The era of up-transfers has taken such a strong hold on the landscape that coaches have essentially resigned themselves to the new era. Walsh says he jokes often in staff meetings at Maine that “we need to recruit players that are just mediocre enough” because the good ones transfer up and the bad ones transfer down. Toole says he’s more reluctant to scream at a high-end player, knowing that a transfer is just a frustrated post-practice phone call away.
Transfers up from Division II and Division III have become more common, and low-major coaches recommend the best players at rival schools to high major coaches to hurt their in-league competition. “To be surprised by it or frustrated by it,” says UNC Asheville Coach Nick McDevitt, exhaling deeply while searching for the right words. “I don’t know. I’m trying to find a way to say it. It’s just a fact of life right now. It’s just the way things are.”
Few know that better than coaches like Drexel’s Bruiser Flint, Tulane’s Ed Conroy and Cleveland State’s Gary Waters. They can link their dismissals in the past two seasons almost directly to players transferring out of their programs to higher levels. Waters has perhaps been hit the worst.
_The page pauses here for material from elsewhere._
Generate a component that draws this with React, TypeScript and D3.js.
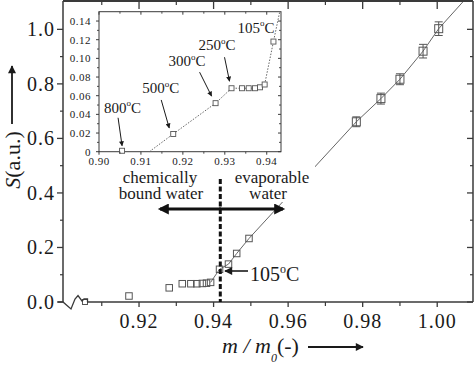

He led Cleveland State to an upset of Wake Forest in the 2009 tournament behind Norris Cole, who ended up an NBA first-round pick. But players of Cole’s caliber seemingly don’t stick around mid-majors anymore. In the past three years, Waters lost star players to Michigan State (Bryn Forbes), Louisville (Trey Lewis) and Wichita State (Anton Grady). Waters went 18-45 the last two years and lost his job earlier this month.
Coaches recommended two tweaks to help the transfer environment—a crackdown on tampering and changing the rules to force graduate transfers to sit out a year. The tampering has gotten so bad that coaches have white boards in their office of players on other teams they’re targeting to poach.
NCAA data reveals that just 34% of basketball players receive a master’s degree after transferring, which means their intentions are to further their basketball career and not their education. “In low majors, we have to be able to accept that we’re educators first,” Gallagher says. “The Hall of Fame guy who sits on a panel and says, ‘I’m an educator first.’ That’s not true. Let’s not sit here and say XYZ coach is an educator. Come on, man.”
None of the coaches interviewed predicted anything that will slow the transfer culture. That’s why coaches like Sacred Heart’s Latina have embraced the notion of pitching kids on developing them for the higher levels. In the NEC Conference this year, there’s 13 players on the all-league teams that aren’t seniors. It’s reasonable to predict that nearly half will transfer. That’s why Latina is using the potential to transfer up as a recruiting tool, as he said Broome’s transfer to Cincinnati wasn’t a negative at all.
“That’s the only way we can look at it right now,” he says. “It’s that or beat your head in the ground every year you have a good young player leave. In fairness to the NCAA and everyone, I don’t know what they do. I don’t think there’s anything they can do.”